Servant leadership, transformational delegation, and a talent engine replace that bottleneck. The leader's job becomes unblocking people, not directing them.
The core insight: your team doesn't work for you — you work for your team.
The three levels of leadership
- Title leader — "I'm the boss, do what I say." People leave for an extra 50 cents an hour. No trust built.
- Trader leader — transactional incentives. Works until someone offers more. No mission commitment.
- Servant leader — asks "Where are you stuck? How can I help?" Builds loyalty because the intention is the team member's success, not extraction.
Transformational vs transactional leadership
- Transactional: tell → check → tell next. Breaks down at 10–12 employees.
- Transformational leadership starts with an outcome (the destination), not instructions (the steps).
- Use measurement to track progress without micromanaging — e.g. elevation gain per day on a mountain climb.
- Coach when measurements deviate: ask what happened, surface options, let the person solve it.
- The goal is to transform how people work so they need the leader less over time, not more.
Building the talent acquisition engine
- Every business has two engines: customer acquisition and talent acquisition. Most founders invest 99% in customers.
- Falling behind on hiring is as damaging as having no marketing engine.
- Build both in parallel so each new client cohort is matched by a new hire — no scramble, no overwhelm.
Training talent with the camcorder method
- Define what a 10 out of 10 looks like for any role or task before training begins.
- Record yourself doing the work while narrating your reasoning. One recording, created during normal work time.
- New hires watch the recordings and take an assessment — 40 hours of onboarding without consuming 40 hours of the founder's time.
- Train on principles, not tasks. Principles are evergreen; button-click instructions go stale.
Retaining talent through aligned five-year goals
- In final interviews, ask: "Five years from now, what does your life look like — professionally and personally?"
- Map the company's work to those goals so the team member's ambition and the business's mission point the same direction.
- People stay in environments where they grow.
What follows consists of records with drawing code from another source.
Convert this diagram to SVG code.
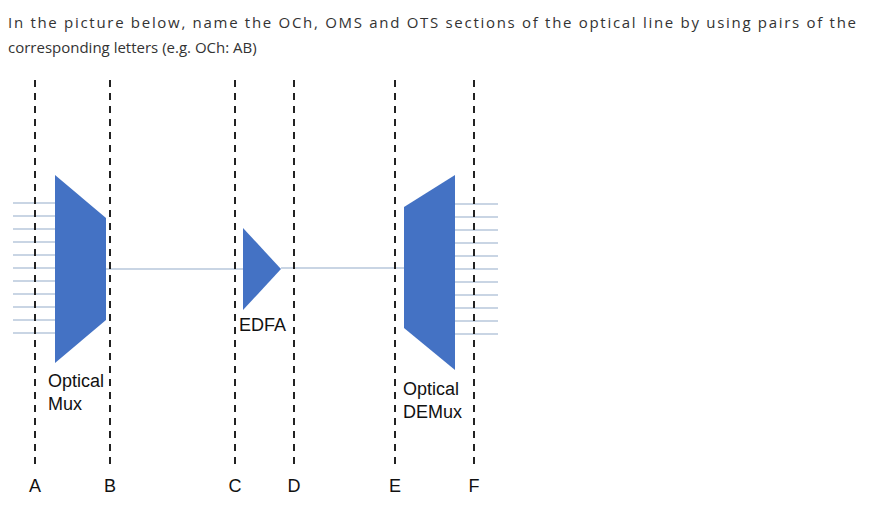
<svg xmlns="http://www.w3.org/2000/svg" width="875" height="521" viewBox="0 0 875 521">
<style>
.q{font-family:"Open Sans",sans-serif;font-size:15px;fill:#333}
.l{font-family:"Liberation Sans",Arial,sans-serif;font-size:18px;fill:#111}
.d{stroke:#222;stroke-width:2;stroke-dasharray:7,6}
.f{stroke:#b8c8dc;stroke-width:1.5}
.b{fill:#4472c4}
</style>
<rect width="875" height="521" fill="#fff"/>
<text class="q" x="8" y="28" textLength="848" lengthAdjust="spacing">In the picture below, name the OCh, OMS and OTS sections of the optical line by using pairs of the</text>
<text class="q" x="8" y="53">corresponding letters (e.g. OCh: AB)</text>
<g id="fibers">
<path class="f" d="M13 203H55M13 216H55M13 229H55M13 242H55M13 255H55M13 268H55M13 281H55M13 294H55M13 307H55M13 320H55M13 333H55"/>
<path class="f" d="M455 204H498M455 217H498M455 230H498M455 243H498M455 256H498M455 269H498M455 282H498M455 295H498M455 308H498M455 321H498M455 334H498"/>
<path class="f" d="M106 269H243M281 268H404"/>
</g>
<g id="mux"><polygon class="b" points="55,175 106,218 106,320 55,363"/><text class="l" x="48" y="387">Optical</text><text class="l" x="48" y="410">Mux</text></g>
<g id="edfa"><polygon class="b" points="243,228 281,269 243,310"/><text class="l" x="239" y="331">EDFA</text></g>
<g id="demux"><polygon class="b" points="404,207 455,175 455,370 404,328"/><text class="l" x="403" y="395">Optical</text><text class="l" x="403" y="418">DEMux</text></g>
<g id="connectors">
<path class="d" d="M35 80V470M110 80V470M235 80V470M294 80V470M395 80V470M474 80V470"/>
</g>
<g id="labels">
<text class="l" x="35" y="492" text-anchor="middle">A</text>
<text class="l" x="110" y="492" text-anchor="middle">B</text>
<text class="l" x="235" y="492" text-anchor="middle">C</text>
<text class="l" x="294" y="492" text-anchor="middle">D</text>
<text class="l" x="395" y="492" text-anchor="middle">E</text>
<text class="l" x="474" y="492" text-anchor="middle">F</text>
</g>
</svg>
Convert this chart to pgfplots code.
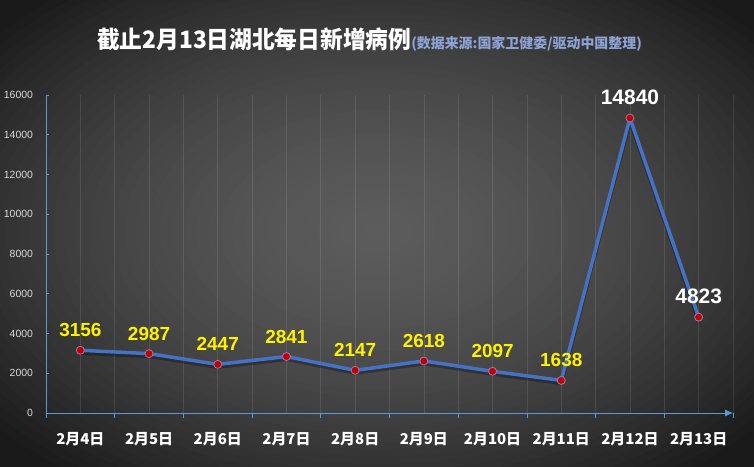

Investing in someone who wants to start their own agency one day often keeps them for four to six years — driven and self-developing the entire time.
Becoming the person
- Leadership is becoming the person your team needs — someone who recruits, develops, and retains top talent consistently, not occasionally.
- Share your transformation publicly. Withholding your story is a form of selfishness — someone needs to see it.
- Fear of judgment is self-inflicted: how you judge others is the fear you create for yourself.
- Shift the frame from "what will people think of me" to "how many people could I inspire."